Lyra went straight to bed 24 and, keeping her back angled to the nurse, began stripping the sheets from the bed. At a certain point, she slid a hand between the mattress and the frame and drew out the book, and then the file, at the same time stuffing them down into a pillowcase so they were invisible. Then she headed for the door, pressing the linens tight to her chest, as if they might help muffle the sound of her heart.

“Where are you going?” the nurse asked. She was sitting in a folding chair by the door, fumbling to unwrap one of her candies.

“The laundry,” Lyra answered, surprised that her voice sounded so steady.

“Laundry day was yesterday,” Nurse Stink said.

“I know,” Lyra said, and lowered her voice. “But it's my monthly bleeding.”

The nurse waved a hand as if to say,
Go on
.

Lyra turned left to get to the end of D-Wing. But instead of going downstairs to the laundry, she ducked out of the first exit, a fire door that led to the southeastern side of the institute, where the land sloped very gently toward the fence and the vast marshland beyond it. Birds were wheeling against a pale-blue sky, and the stink of wild taro and dead fish was strong. From here, the marshes were so covered in water lettuce they looked almost like solid ground. But Lyra knew better. She'd been told again and again about the tidal marshes, about fishermen and curiosity seekers and adventurers from Barrel Key who'd lost their way among the tumorous growth and had been found drowned.

Lyra hid the bundle of sheets behind a trimmed hedge. She tucked the pillowcase with her belongings in it under her shirt and kept going, circling the main building. She spotted Cassiopeia, sitting motionless by the fence, staring out over the marshes, hugging her knees to her chest. Lyra thought of going to her but wasn't sure what she would say. And Cassiopeia had caused trouble. She'd
pushed Nurse Dolly. She'd be put in solitary or restrained to her bed, kept like that for a day or two. Besides, Lyra was still weak, and even the idea of trying to comfort Cassiopeia exhausted her.

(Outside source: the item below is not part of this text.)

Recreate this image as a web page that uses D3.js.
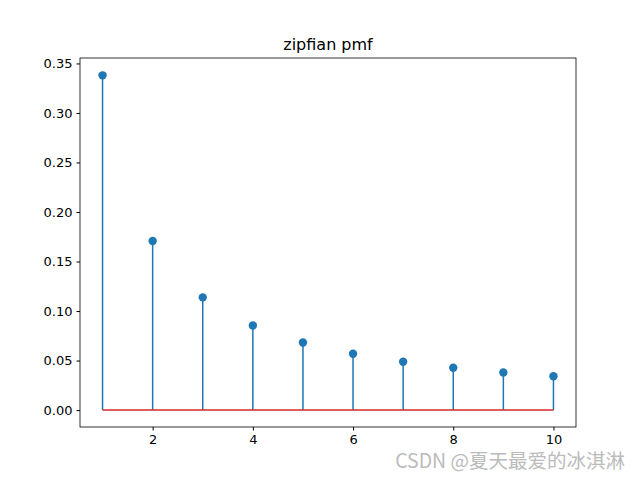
<!DOCTYPE html>
<html><head><meta charset="utf-8">
<script src="https://cdn.jsdelivr.net/npm/d3@7"></script>
<style>body{margin:0;background:#fff}text{font-family:"DejaVu Sans",sans-serif}</style>
</head><body>
<script>
const ks = [1,2,3,4,5,6,7,8,9,10];
const pmf = [0.338,0.1707,0.1138,0.0854,0.0683,0.0569,0.0488,0.0427,0.0379,0.0341];
const xTicks = [2,4,6,8,10];
const yTicks = [0,0.05,0.10,0.15,0.20,0.25,0.30,0.35];

const W=640,H=480, L=80,R=576,T=58,B=427;
const svg=d3.select("body").append("svg").attr("width",W).attr("height",H);
const x=d3.scaleLinear().domain([0.55,10.45]).range([L,R]);
const y=d3.scaleLinear().domain([-0.0171,0.3555]).range([B,T]);

svg.append("g").attr("transform",`translate(0,${B})`)
  .call(d3.axisBottom(x).tickValues(xTicks).tickSize(3.5).tickPadding(4).tickFormat(d3.format("d")))
  .call(g=>g.select(".domain").remove());
svg.append("g").attr("transform",`translate(${L},0)`)
  .call(d3.axisLeft(y).tickValues(yTicks).tickSize(3.5).tickPadding(4).tickFormat(d3.format(".2f")))
  .call(g=>g.select(".domain").remove());
svg.selectAll(".tick text").attr("font-size",13).attr("fill","#000").style("font-family","'DejaVu Sans',sans-serif");

const c="#1f77b4";
svg.selectAll(".stem").data(ks).join("line")
  .attr("x1",d=>x(d)).attr("x2",d=>x(d)).attr("y1",y(0)).attr("y2",(d,i)=>y(pmf[i]))
  .attr("stroke",c).attr("stroke-width",1.5);
svg.append("line").attr("x1",x(1)).attr("x2",x(10)).attr("y1",y(0)).attr("y2",y(0))
  .attr("stroke","#d62728").attr("stroke-width",1.5);
svg.selectAll(".mk").data(ks).join("circle")
  .attr("cx",d=>x(d)).attr("cy",(d,i)=>y(pmf[i])).attr("r",4.2).attr("fill",c);

svg.append("rect").attr("x",L).attr("y",T).attr("width",R-L).attr("height",B-T)
  .attr("fill","none").attr("stroke","#000").attr("stroke-width",0.8);
svg.append("text").attr("x",(L+R)/2).attr("y",T-8).attr("text-anchor","middle")
  .attr("font-size",16).text("zipfian pmf");
svg.append("text").attr("x",625).attr("y",468).attr("text-anchor","end")
  .attr("font-size",19.5).attr("fill","#bbb")
  .style("font-family","'Noto Sans CJK SC',sans-serif").text("CSDN @夏天最爱的冰淇淋");
</script>
</body></html>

She'd need to find a place not too remote; a place she could sneak off to easily without arousing suspicion, but a place unused for other purposes, where no one else would think to look.

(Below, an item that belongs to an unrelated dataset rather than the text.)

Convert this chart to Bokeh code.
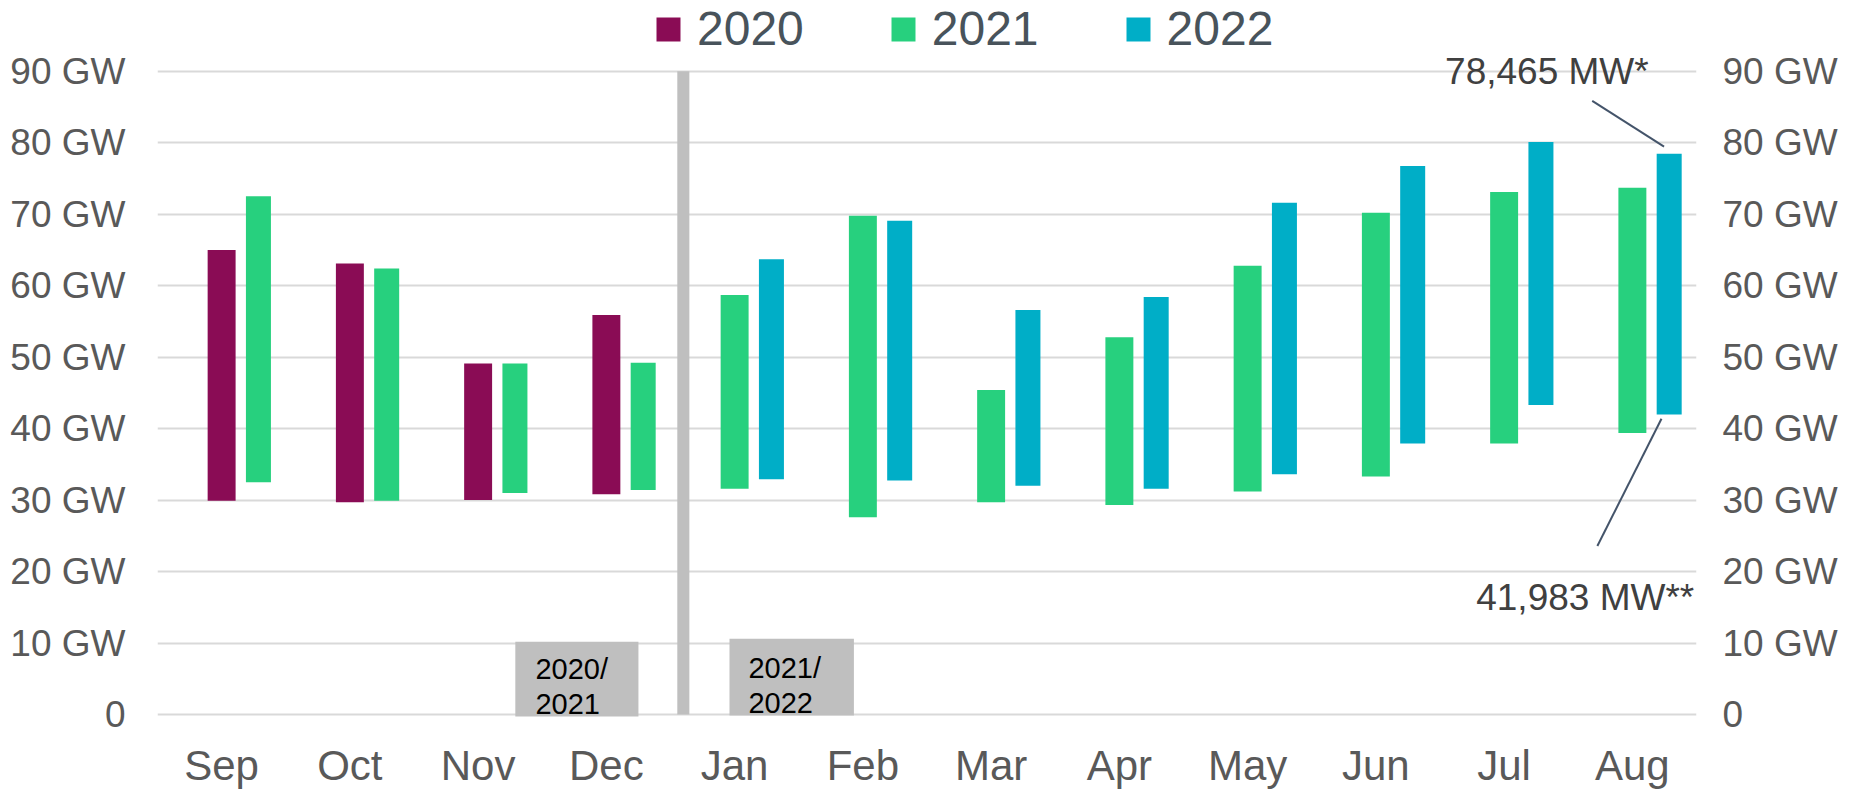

She kept going, toward a portion of the island she'd rarely explored, praying nobody would stop her. She wasn't sure whether she was breaking any rules, and if anyone asked what she was doing or where she was going, she'd have no answer.

The northern half of the island remained undeveloped and largely untouched, since it had, decades earlier, belonged to a timber company. Now it was a repository of old equipment, sealed chemical drums, and trailers mounted on cinder blocks and padlocked off, for the most part, with heavy chains. Lyra paused at a rusted gate hung with a large sign warning of biohazardous material. But the gate was unlocked, and she decided to risk it. Half of Haven contained biohazardous material anyway.

Here there were no neatly trimmed hedges or stone walkways. This area was cooler, shaded by coast oak and mature pines with old, sweeping branches, although to Lyra it all looked the same. As she walked, she thought
about animals concealed in dark hiding places, gators crawling up beneath the fence, snakes nesting in the trees. Two years earlier, a wild hog had come bursting out of the undergrowth and run circles around the guards in front of the Box. It was one of the few times Lyra could remember seeing any of the doctors laughing.